В апреле 1951 года Салли исполнилось четырнадцать; она выглядела как типичная американская девушка-подросток начала пятидесятых, обожавшая Перри Комо, Тони Беннетта, Дорис Дэй и прочих популярных исполнителей тех лет. (Набоков в «Лолите» подробно перечисляет, что слушали в дороге Долорес и Гумбepт Гумберт, — помимо прочего, «Wish You Were Нere» Эдди Фишера, «Forgive Me» Пегги Ли, «Sleepless» и «Неrе in My Heart» Тони Беннетта.)
На одной фотографии, где Салли запечатлена в обычной обстановке, становится заметно, что, возможно, в душе ее происходят более сложные тайные процессы, нежели у обычной «юницы», как ее порой именовали журналисты в заметках о спасении. Салли снова в джинсах, как на фото в теплице со Сьюзен, но на этот раз на ней темная рубашка, а волнистые волосы зачесаны назад. На монохромном фотоснимке ее губы кажутся почти черными: скорее всего, Салли накрасила их ярко-красной помадой. Салли стоит на пороге своей комнаты с газетой в правой руке и лукаво улыбается, словно только что читала комиксы, но ей помешали. И кажется, что ей не помешало бы выспаться и выпить кофе, а может, и то и другое.
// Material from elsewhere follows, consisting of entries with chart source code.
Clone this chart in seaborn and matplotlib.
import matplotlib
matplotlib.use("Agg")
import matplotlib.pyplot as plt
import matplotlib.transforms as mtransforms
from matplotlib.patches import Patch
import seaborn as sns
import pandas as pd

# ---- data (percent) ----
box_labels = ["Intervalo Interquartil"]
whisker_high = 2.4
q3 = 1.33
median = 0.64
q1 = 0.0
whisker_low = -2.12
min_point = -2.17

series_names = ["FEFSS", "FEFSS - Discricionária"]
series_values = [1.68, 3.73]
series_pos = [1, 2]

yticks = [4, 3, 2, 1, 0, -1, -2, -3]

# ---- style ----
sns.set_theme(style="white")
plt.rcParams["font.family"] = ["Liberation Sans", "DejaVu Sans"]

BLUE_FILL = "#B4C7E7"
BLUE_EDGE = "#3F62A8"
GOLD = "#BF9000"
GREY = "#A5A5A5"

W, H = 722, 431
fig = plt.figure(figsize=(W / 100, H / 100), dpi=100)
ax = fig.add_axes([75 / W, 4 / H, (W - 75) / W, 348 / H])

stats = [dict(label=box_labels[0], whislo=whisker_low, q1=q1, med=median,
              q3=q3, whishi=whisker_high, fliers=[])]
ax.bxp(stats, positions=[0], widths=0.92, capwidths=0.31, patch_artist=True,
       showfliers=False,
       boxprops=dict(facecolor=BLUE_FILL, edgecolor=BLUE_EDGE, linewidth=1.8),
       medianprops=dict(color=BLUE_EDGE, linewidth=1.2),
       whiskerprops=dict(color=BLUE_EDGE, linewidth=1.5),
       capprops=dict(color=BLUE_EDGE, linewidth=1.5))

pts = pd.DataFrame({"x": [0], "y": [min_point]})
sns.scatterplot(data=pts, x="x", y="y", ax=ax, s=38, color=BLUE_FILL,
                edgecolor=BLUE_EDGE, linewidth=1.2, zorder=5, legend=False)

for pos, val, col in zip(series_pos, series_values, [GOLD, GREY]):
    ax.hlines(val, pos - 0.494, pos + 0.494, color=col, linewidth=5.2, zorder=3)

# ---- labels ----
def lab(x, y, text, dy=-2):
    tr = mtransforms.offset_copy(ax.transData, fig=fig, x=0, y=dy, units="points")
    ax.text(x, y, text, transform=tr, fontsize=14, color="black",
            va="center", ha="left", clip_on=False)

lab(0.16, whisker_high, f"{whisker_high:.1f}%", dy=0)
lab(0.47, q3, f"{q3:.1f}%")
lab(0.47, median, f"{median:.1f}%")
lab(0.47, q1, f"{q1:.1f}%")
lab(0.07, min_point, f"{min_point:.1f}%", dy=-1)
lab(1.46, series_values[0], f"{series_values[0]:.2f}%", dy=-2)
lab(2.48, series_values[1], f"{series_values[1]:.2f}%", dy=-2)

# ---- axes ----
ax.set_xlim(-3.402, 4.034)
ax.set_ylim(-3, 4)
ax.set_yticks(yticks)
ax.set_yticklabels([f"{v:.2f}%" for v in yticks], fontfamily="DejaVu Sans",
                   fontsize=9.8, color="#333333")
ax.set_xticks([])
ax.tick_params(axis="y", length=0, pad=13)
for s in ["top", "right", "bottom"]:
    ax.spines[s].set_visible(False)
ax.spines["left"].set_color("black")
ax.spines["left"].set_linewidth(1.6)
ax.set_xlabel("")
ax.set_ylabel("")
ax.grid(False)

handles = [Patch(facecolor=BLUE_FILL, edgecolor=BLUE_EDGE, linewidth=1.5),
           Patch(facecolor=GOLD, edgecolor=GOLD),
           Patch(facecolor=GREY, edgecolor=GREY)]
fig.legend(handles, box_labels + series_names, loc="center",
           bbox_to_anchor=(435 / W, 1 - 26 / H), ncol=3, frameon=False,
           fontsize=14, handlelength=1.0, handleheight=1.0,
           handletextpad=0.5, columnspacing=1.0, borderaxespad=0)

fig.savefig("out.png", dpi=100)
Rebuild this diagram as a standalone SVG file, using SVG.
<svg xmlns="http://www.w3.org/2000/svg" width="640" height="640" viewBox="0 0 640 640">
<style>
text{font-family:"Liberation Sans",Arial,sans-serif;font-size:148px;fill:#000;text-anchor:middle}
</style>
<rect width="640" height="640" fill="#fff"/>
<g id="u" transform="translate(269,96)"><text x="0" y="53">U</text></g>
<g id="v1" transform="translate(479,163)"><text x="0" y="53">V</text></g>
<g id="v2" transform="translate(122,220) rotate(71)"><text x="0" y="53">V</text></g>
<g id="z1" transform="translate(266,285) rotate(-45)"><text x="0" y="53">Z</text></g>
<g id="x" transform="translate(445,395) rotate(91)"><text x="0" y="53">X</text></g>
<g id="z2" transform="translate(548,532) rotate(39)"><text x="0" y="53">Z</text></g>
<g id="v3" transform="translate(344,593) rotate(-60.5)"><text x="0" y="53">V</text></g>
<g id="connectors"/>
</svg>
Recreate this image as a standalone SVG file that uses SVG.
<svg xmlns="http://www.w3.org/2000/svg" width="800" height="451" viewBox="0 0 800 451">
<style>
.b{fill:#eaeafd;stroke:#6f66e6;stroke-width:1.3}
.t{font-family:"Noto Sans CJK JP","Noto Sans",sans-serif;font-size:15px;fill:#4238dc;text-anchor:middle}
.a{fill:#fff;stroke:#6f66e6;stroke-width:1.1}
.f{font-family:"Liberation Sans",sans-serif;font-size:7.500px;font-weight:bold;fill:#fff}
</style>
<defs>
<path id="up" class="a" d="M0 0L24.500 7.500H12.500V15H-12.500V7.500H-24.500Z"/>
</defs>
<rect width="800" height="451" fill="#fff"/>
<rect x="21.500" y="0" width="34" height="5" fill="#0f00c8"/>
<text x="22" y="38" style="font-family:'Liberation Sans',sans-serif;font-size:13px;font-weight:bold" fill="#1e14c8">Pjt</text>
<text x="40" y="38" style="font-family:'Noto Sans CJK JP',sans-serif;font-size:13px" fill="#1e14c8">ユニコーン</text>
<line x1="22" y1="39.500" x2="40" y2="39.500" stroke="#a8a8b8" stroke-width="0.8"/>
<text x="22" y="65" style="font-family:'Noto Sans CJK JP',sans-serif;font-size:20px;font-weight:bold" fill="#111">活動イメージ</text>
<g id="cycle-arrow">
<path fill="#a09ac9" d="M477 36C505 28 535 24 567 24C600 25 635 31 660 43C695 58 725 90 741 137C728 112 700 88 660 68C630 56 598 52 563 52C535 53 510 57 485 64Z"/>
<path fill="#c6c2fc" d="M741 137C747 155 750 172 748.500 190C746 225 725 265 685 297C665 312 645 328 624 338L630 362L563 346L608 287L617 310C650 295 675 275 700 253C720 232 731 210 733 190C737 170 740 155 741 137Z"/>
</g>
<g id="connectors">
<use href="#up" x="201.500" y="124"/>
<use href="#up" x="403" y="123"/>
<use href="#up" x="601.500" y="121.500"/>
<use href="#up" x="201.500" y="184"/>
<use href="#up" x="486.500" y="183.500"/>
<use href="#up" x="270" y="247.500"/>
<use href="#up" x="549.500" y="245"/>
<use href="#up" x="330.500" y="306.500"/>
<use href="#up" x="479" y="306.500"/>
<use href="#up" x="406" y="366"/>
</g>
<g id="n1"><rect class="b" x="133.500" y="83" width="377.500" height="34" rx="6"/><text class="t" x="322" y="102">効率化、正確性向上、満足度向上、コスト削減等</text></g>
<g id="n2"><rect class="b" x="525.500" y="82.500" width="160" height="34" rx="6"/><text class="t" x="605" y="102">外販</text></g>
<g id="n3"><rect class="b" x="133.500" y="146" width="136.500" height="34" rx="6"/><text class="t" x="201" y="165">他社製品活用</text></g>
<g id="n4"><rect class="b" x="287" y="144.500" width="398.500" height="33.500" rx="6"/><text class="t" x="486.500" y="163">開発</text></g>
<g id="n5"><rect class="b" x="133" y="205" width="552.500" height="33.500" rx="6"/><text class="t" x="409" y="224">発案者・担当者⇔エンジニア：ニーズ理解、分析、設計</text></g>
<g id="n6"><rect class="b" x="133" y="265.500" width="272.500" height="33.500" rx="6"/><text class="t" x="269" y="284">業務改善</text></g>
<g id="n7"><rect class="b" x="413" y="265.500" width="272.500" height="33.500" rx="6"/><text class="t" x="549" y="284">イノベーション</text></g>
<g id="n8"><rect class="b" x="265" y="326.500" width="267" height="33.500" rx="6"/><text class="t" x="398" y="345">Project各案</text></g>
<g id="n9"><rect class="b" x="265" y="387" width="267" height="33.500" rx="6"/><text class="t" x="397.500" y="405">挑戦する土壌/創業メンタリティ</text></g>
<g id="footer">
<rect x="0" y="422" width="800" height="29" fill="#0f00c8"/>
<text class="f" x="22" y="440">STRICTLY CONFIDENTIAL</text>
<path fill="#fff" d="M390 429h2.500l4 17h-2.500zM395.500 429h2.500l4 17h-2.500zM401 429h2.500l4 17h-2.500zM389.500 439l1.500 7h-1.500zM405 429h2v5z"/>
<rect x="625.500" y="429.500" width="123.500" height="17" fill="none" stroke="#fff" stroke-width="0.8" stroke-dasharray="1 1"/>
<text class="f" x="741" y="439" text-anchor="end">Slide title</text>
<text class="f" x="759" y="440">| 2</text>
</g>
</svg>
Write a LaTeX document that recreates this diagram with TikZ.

Непостановочное фото Салли с газетой
На людях Салли держалась приветливо и стойко, но Эл вспоминал, что его свояченица то и дело впадала в меланхолию. Только что участвовала в беседе — и вот уже мыслями где-то далеко. Свет в ней то загорался, то гас. «Она ни разу не обмолвилась, что ей грустно и тоскливо, — рассказывал мне Эл в 2014 году, — но и так было понятно, что с ней неладно». Родные старались не вспоминать о том, что ей довелось пережить, да Салли и сама почти никогда и никому об этом не рассказывала. Ни с кем не говорила по душам. Не показывалась ни психологу, и психотерапевту. Жизнь ее разделилась на «до» и «после».